La idea ya venía dándole vueltas en la cabeza desde hacía tiempo: “En el taller se había armado un espacio de mucha intimidad. Eran todas chicas y lo teatral estaba muy atravesado por lo que eran ellas; llegaban y empezaban a hablar y sus discursos eran muy atractivos para mí. Hablaban de las fiestas, los vestidos, eran muy crueles. Yo pensaba cómo sería algo hecho por ellas para un adulto, pero desde su punto de vista”. En ese proceso se embarcó durante un año, ensayando, escribiendo, anotando como loca los accesos de lucidez de las niñas, cuando pasadas de rosca divagaban sobre la libertad de las vacas, o los derechos a la identidad de una mariposa que por ser negra se hace amiga de Martin Luther King.

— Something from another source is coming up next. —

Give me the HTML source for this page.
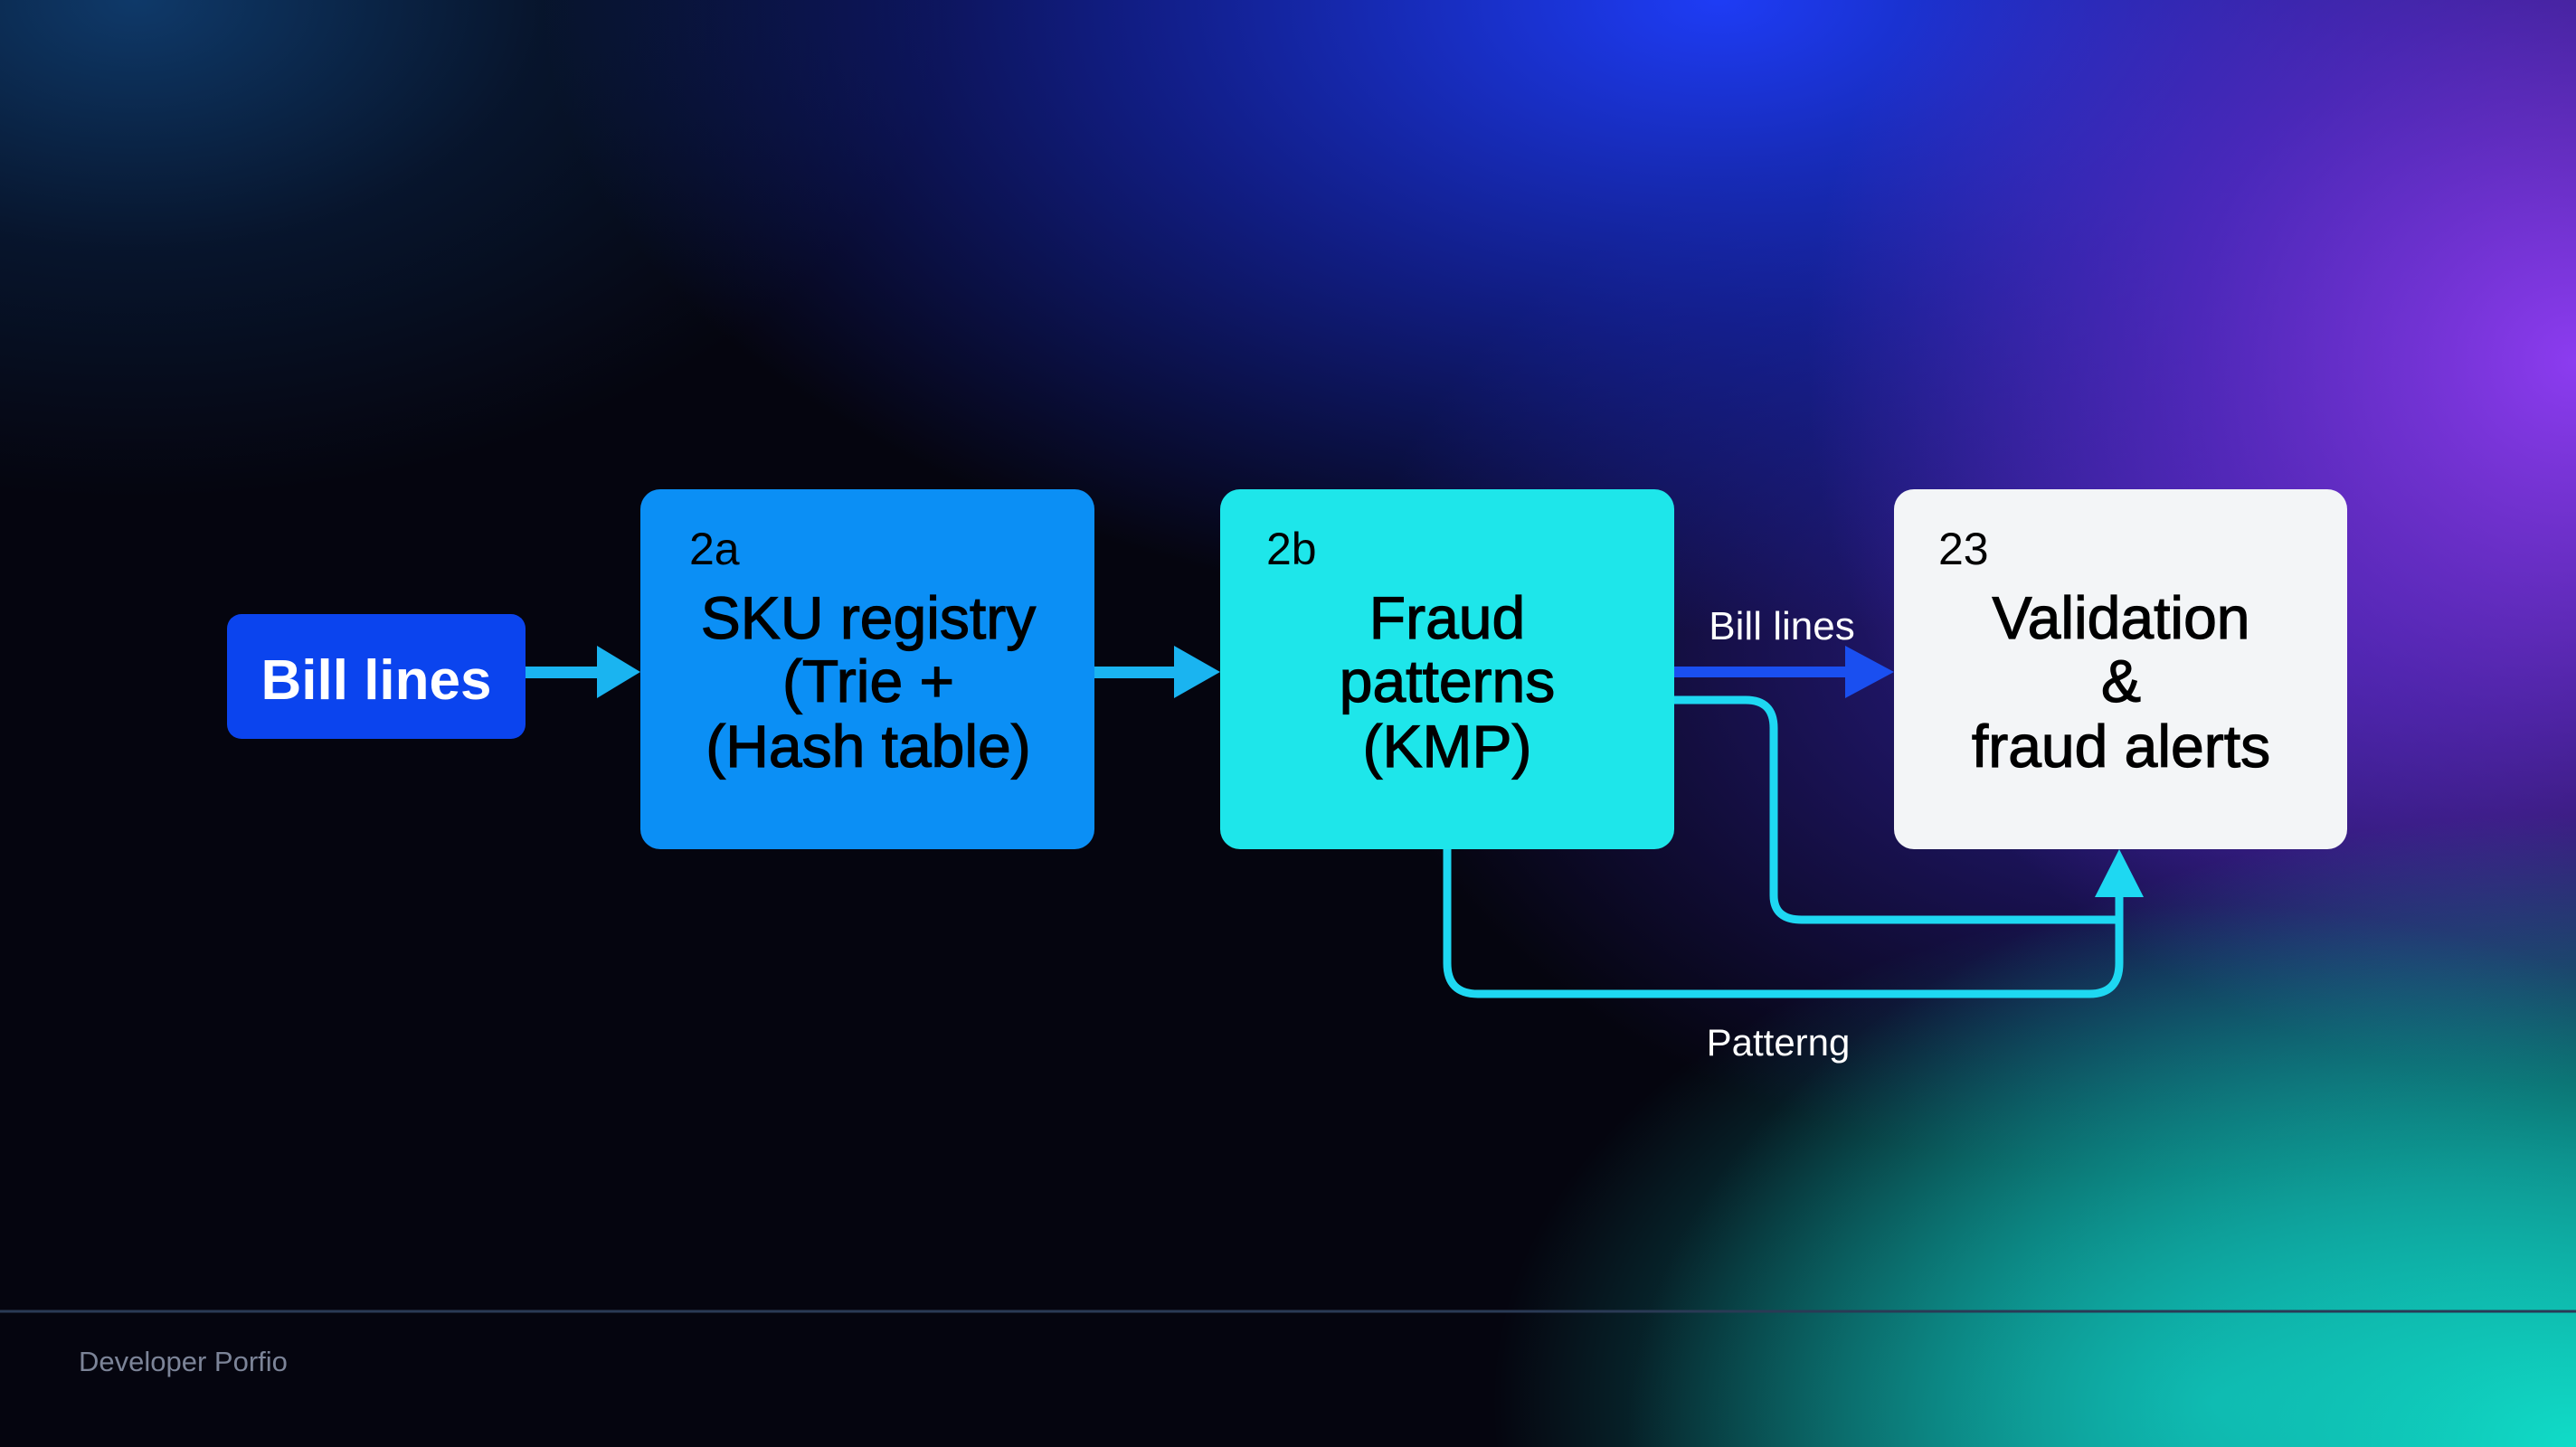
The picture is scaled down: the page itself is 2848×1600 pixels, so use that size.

Todos esos textos están en la obra, que oscila entonces entre situaciones de delirio basadas en el habla preadolescente, y situaciones de distanciada teatralidad donde esta pandilla de usadoras de zapatillas All Stars funciona como una tribu primordial posmoderna que planea el asesinato de la mujer que las somete.
Hay una innegable potencia en la imagen que da la conjunción de nenas en escena, y que pareciera revelar o marcar con flúo otra cosa: la bella deformidad del cuerpo femenino a esa edad y el desmesurado dramatismo que le es propio a esa transformación. Verónica dice: “Todo ese mundo era interesante y distorsionado. Es una edad medio Ezeiza: te estás yendo pero no llegaste a otro lado, estás ahí con la mochilita, tenés tetas y aparatos en los dientes. Y eso es terrorífico para el adulto, por eso el preadolescente es casi obligado a consumir cosas tontas, como si fueran tontos, se los vela con títulos de este tipo porque en realidad dan miedo, sus planteos, sus metáforas, sus inquietudes existenciales, sus llantos. El adulto no sabe qué hacer con todo eso”.
La idea de lo terrorífico de esa edad, que no sea claro lo que significa “ser una niña de 13 años”, es tomada en la obra de forma literal. Matar a la señorita es la meta y la obra se convierte en una película de terror clase B. Hay truenos, suspenso, un ring espeluznante de teléfono que suena y que nadie quiere atender. Las maneras del cine clase B se acercan al teatro de bajo presupuesto y se alejan de la imagen edulcorada de las preadolescentes que estamos acostumbrados a ver en productos de, por ejemplo, Cris Morena. Dentro de esa misma clase B está el playback de No Doubt con el que cierra la obra. La canción, “Don’t Speak”, con su desmesurada melancolía, fuerza por empatía pop la aparición de la verdadera imagen de los 13 años: cantar y llorar con una canción, de la que no se sabe muy bien todavía el significado.
En El Camarín de las Musas,
Mario Bravo 960, los domingos a las 20.